The common thread is that a seal acts as the company’s own “signature,” separate from whatever officer signs on its behalf. Wherever someone wants proof that the entity authorized a document, the seal is what they look for.
A corporate seal is simple by design. It typically includes three pieces of information: the company’s legal name, the state of formation, and the year of incorporation. Pull all three directly from your filed articles of incorporation or the stamped certificate of incorporation returned by your state’s secretary of state. The name must match exactly, including any suffix like “Inc.,” “Corp.,” or “LLC.”
Some companies add a small logo or emblem to the center of the seal, which vendors generally accommodate at no extra charge. Beyond that, there’s no federally mandated design. A few states prescribe specific elements, so it’s worth checking your state’s corporation code before finalizing the layout, but most leave the design entirely to the company. The standard circular format with the company name around the border and the state and year in the center is what vendors default to and what third parties expect to see.
You’ll choose between two formats, and the right pick depends on how you plan to use the seal.
A desk embosser crimps the paper to create a raised, inkless impression. It looks polished on stock certificates and formal contracts, and because there’s no ink involved, the impression won’t smudge or fade. Embossers also tend to last longer since they have no ink pads to replace. The downside is that raised impressions don’t photocopy or scan well. If the sealed document needs to be digitized, the impression can be nearly invisible in the copy.
A rubber stamp produces an inked image that scans and photographs clearly, which matters more now than it did twenty years ago. Stamped seals are also faster to apply in volume. The trade-off is that they look less formal and the ink pads eventually dry out and need replacing.
Many companies buy both: an embosser for stock certificates and ceremonial documents, and a rubber stamp for everyday paperwork that will be scanned or emailed. If you’re only buying one, think about whether your sealed documents will stay on paper or end up as PDFs.
Corporate seals are commodity products, and you have several purchasing options:
A standalone embosser or rubber stamp typically costs $25 to $75 depending on materials and customization. There’s no meaningful quality difference between a $30 seal and a $70 one in terms of legal effect. You’re mostly paying for the weight of the embosser body and the speed of production.
Ordering the seal is the easy part. To make it the company’s official mark, you need a board resolution. This step matters because it creates a documented chain of authority: the seal was approved by the directors, recorded in the minutes, and is traceable if anyone later challenges whether a sealed document was genuinely authorized.
Here’s the process:
For LLCs, the process is similar but the authorization comes from the members or managers rather than a board of directors, and the action is recorded in the operating agreement or a written consent rather than board minutes.
A corporate seal carries the authority of the entire entity, which means it shouldn’t be sitting in a desk drawer where anyone can grab it. Standard practice under the Model Business Corporation Act and most state codes assigns the corporate secretary as the custodian of the seal along with the minute book and other official records. If your company has designated a secretary, that person should physically control the seal and maintain a record of when and why it’s used.
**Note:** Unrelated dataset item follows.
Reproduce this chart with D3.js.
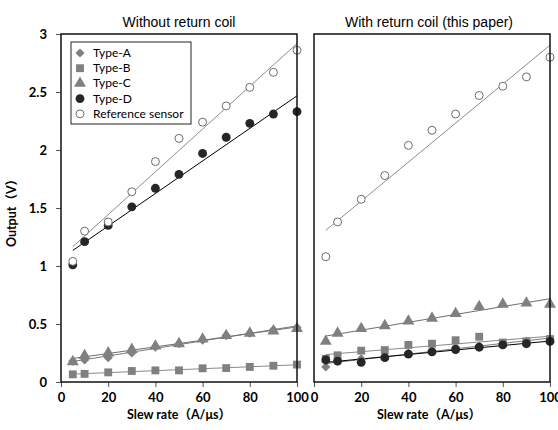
<!DOCTYPE html>
<html>
<head>
<meta charset="UTF-8">
<title>Output vs slew rate</title>
<style>
  body { margin: 0; background: #fff; }
  svg { display: block; }
  .tick text { font-family: Lato, "Open Sans", sans-serif; font-weight: bold; font-size: 13px; fill: #000; }
</style>
</head>
<body>
<svg width="558" height="430"></svg>
<script src="https://d3js.org/d3.v7.min.js"></script>
<script>
// slew rate (A/us)
const slew = [5, 10, 20, 30, 40, 50, 60, 70, 80, 90, 100];
const xTicks = [0, 20, 40, 60, 80, 100];
const yTicks = [0, 0.5, 1, 1.5, 2, 2.5, 3];
const titles = ["Without return coil", "With return coil (this paper)"];
const seriesNames = ["Type-A", "Type-B", "Type-C", "Type-D", "Reference sensor"];

// without return coil
const noCoilA = [0.18, 0.19, 0.21, 0.25, 0.30, 0.33, 0.36, 0.40, 0.42, 0.45, 0.47];
const noCoilB = [0.066, 0.07, 0.083, 0.095, 0.10, 0.10, 0.118, 0.12, 0.13, 0.14, 0.15];
const noCoilC = [0.175, 0.227, 0.25, 0.28, 0.31, 0.33, 0.37, 0.40, 0.42, 0.44, 0.46];
const noCoilD = [1.01, 1.21, 1.35, 1.51, 1.67, 1.79, 1.97, 2.11, 2.23, 2.31, 2.33];
const noCoilRef = [1.04, 1.30, 1.38, 1.64, 1.90, 2.10, 2.24, 2.38, 2.54, 2.67, 2.86];

// with return coil
const coilA = [0.13, 0.18, 0.20, 0.22, 0.25, 0.27, 0.30, 0.31, 0.33, 0.35, 0.37];
const coilB = [0.20, 0.23, 0.27, 0.275, 0.32, 0.33, 0.36, 0.39, 0.34, 0.35, 0.37];
const coilC = [0.35, 0.42, 0.46, 0.485, 0.525, 0.55, 0.59, 0.65, 0.67, 0.68, 0.67];
const coilD = [0.19, 0.18, 0.17, 0.21, 0.24, 0.26, 0.28, 0.30, 0.32, 0.33, 0.35];
const coilRef = [1.08, 1.38, 1.575, 1.78, 2.04, 2.17, 2.31, 2.47, 2.55, 2.63, 2.80];

const svg = d3.select("svg");

// marker look for each series (A, B, C, D, ref); diamond = square turned 45deg
const looks = [
  { sym: d3.symbolSquare, rot: 45, size: 42, fill: "#808080", stroke: "none", line: "#7a7a7a" },
  { sym: d3.symbolSquare, rot: 0, size: 62, fill: "#808080", stroke: "none", line: "#8a8a8a" },
  { sym: d3.symbolTriangle, rot: 0, size: 62, fill: "#808080", stroke: "none", line: "#6e6e6e" },
  { sym: d3.symbolCircle, rot: 0, size: 62, fill: "#262626", stroke: "none", line: "#000" },
  { sym: d3.symbolCircle, rot: 0, size: 50, fill: "#fff", stroke: "#6e6e6e", line: "#8c8c8c" }
];

const panels = [
  { x0: 61, x1: 297, data: [noCoilA, noCoilB, noCoilC, noCoilD, noCoilRef], yLabels: true, legend: true },
  { x0: 314, x1: 550, data: [coilA, coilB, coilC, coilD, coilRef], yLabels: false, legend: false }
];

const yTop = 34, yBot = 382;

// least squares trend line
function fit(xs, ys) {
  const mx = d3.mean(xs), my = d3.mean(ys);
  let sxy = 0, sxx = 0;
  xs.forEach((x, i) => { sxy += (x - mx) * (ys[i] - my); sxx += (x - mx) * (x - mx); });
  const b = sxy / sxx;
  return { a: my - b * mx, b: b };
}

panels.forEach((p, pi) => {
  const x = d3.scaleLinear().domain([0, 100]).range([p.x0, p.x1]);
  const y = d3.scaleLinear().domain([0, 3]).range([yBot, yTop]);
  const g = svg.append("g");

  // x axis
  const xa = g.append("g")
    .attr("transform", `translate(0,${yBot})`)
    .call(d3.axisBottom(x).tickValues(xTicks).tickSize(5).tickPadding(6));
  xa.select(".domain").remove();
  xa.selectAll(".tick line").attr("stroke", "#555");

  // y axis
  const ya = g.append("g")
    .attr("transform", `translate(${p.x0},0)`)
    .call(d3.axisLeft(y).tickValues(yTicks).tickFormat(d3.format("~g"))
      .tickSize(p.yLabels ? 5 : 0).tickPadding(9));
  ya.select(".domain").remove();
  ya.selectAll(".tick line").attr("stroke", "#555");
  if (!p.yLabels) ya.selectAll("text").remove();

  // trend lines
  const xs = [slew[0], slew[slew.length - 1]];
  p.data.forEach((vals, si) => {
    const f = fit(slew, vals);
    g.append("line")
      .attr("x1", x(xs[0])).attr("y1", y(f.a + f.b * xs[0]))
      .attr("x2", x(xs[1])).attr("y2", y(f.a + f.b * xs[1]))
      .attr("stroke", looks[si].line)
      .attr("stroke-width", 1);
  });

  // markers
  p.data.forEach((vals, si) => {
    const lk = looks[si];
    g.selectAll(null)
      .data(vals)
      .enter()
      .append("path")
      .attr("d", d3.symbol().type(lk.sym).size(lk.size))
      .attr("transform", (d, i) => `translate(${x(slew[i])},${y(d)}) rotate(${lk.rot})`)
      .attr("fill", lk.fill)
      .attr("stroke", lk.stroke)
      .attr("stroke-width", 1);
  });

  // plot frame
  g.append("rect")
    .attr("x", p.x0).attr("y", yTop)
    .attr("width", p.x1 - p.x0).attr("height", yBot - yTop)
    .attr("fill", "none")
    .attr("stroke", "#111")
    .attr("stroke-width", 1.5);

  // title
  g.append("text")
    .attr("x", (p.x0 + p.x1) / 2 - (pi === 1 ? 3 : 0))
    .attr("y", 27)
    .attr("text-anchor", "middle")
    .attr("font-family", "Liberation Sans, Arial, sans-serif")
    .attr("font-size", 14)
    .text(titles[pi]);

  // x label
  g.append("text")
    .attr("x", (p.x0 + p.x1) / 2 - (pi === 1 ? 3 : 0))
    .attr("y", 419)
    .attr("text-anchor", "middle")
    .attr("font-family", "Lato, 'Noto Sans CJK JP', sans-serif")
    .attr("font-weight", "bold")
    .attr("font-size", 12.5)
    .text("Slew rate（A/μs）");

  if (p.legend) {
    const lg = g.append("g").attr("transform", "translate(71,42)");
    lg.append("rect")
      .attr("width", 120).attr("height", 82)
      .attr("fill", "#fff")
      .attr("stroke", "#222")
      .attr("stroke-width", 1);
    seriesNames.forEach((name, si) => {
      const lk = looks[si];
      const cy = 11 + si * 15.2;
      lg.append("path")
        .attr("d", d3.symbol().type(lk.sym).size(lk.size))
        .attr("transform", `translate(9,${cy}) rotate(${lk.rot})`)
        .attr("fill", lk.fill)
        .attr("stroke", lk.stroke);
      lg.append("text")
        .attr("x", 22).attr("y", cy + 4)
        .attr("font-family", "Lato, sans-serif")
        .attr("font-size", 12)
        .text(name);
    });
  }
});

// y label
svg.append("text")
  .attr("transform", "translate(16,210) rotate(-90)")
  .attr("text-anchor", "middle")
  .attr("font-family", "Lato, 'Noto Sans CJK JP', sans-serif")
  .attr("font-weight", "bold")
  .attr("font-size", 12.5)
  .text("Output（V）");
</script>
</body>
</html>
This matters more than people realize. An unauthorized seal impression on a contract could bind the company to obligations it never approved. Bylaws often spell out who can authorize use of the seal and for what purposes. If yours don’t, adding a short custody provision is worth the ten minutes it takes.
Paper seals aren’t going away, but digital alternatives are increasingly accepted. The federal ESIGN Act provides that a signature, contract, or other record “may not be denied legal effect, validity, or enforceability solely because it is in electronic form.”2Office of the Law Revision Counsel. 15 USC 7001 – General Rule of Validity The act defines an electronic signature broadly as any “electronic sound, symbol, or process” attached to a record and adopted with the intent to sign. A digital image of a corporate seal embedded in a PDF fits comfortably within that definition for most domestic transactions.
In practice, companies that use electronic seals typically create a high-resolution scan or vector image of their physical seal impression and embed it in documents using PDF signing tools. Some go further and pair the seal image with a cryptographic digital signature, which provides tamper-proof verification that the document hasn’t been altered after sealing. This combination is increasingly common for companies executing contracts remotely.
The limitation is international use. Foreign governments that require a physical seal impression for apostille or authentication purposes generally won’t accept a digital substitute. If your company regularly files documents abroad, keep the physical embosser accessible even if you’ve moved most domestic signing to electronic formats.
If your seal is lost, stolen, or damaged, replacing it is uncomplicated. Order a new one with the same information from any vendor. There’s no state filing required and no penalty. If your bylaws reference the seal, note the replacement in your corporate records for consistency and make sure the old seal, if it still exists, is destroyed or secured so it can’t be used without authorization. A brief board resolution acknowledging the replacement and authorizing the new seal is good housekeeping, though not legally required in most states.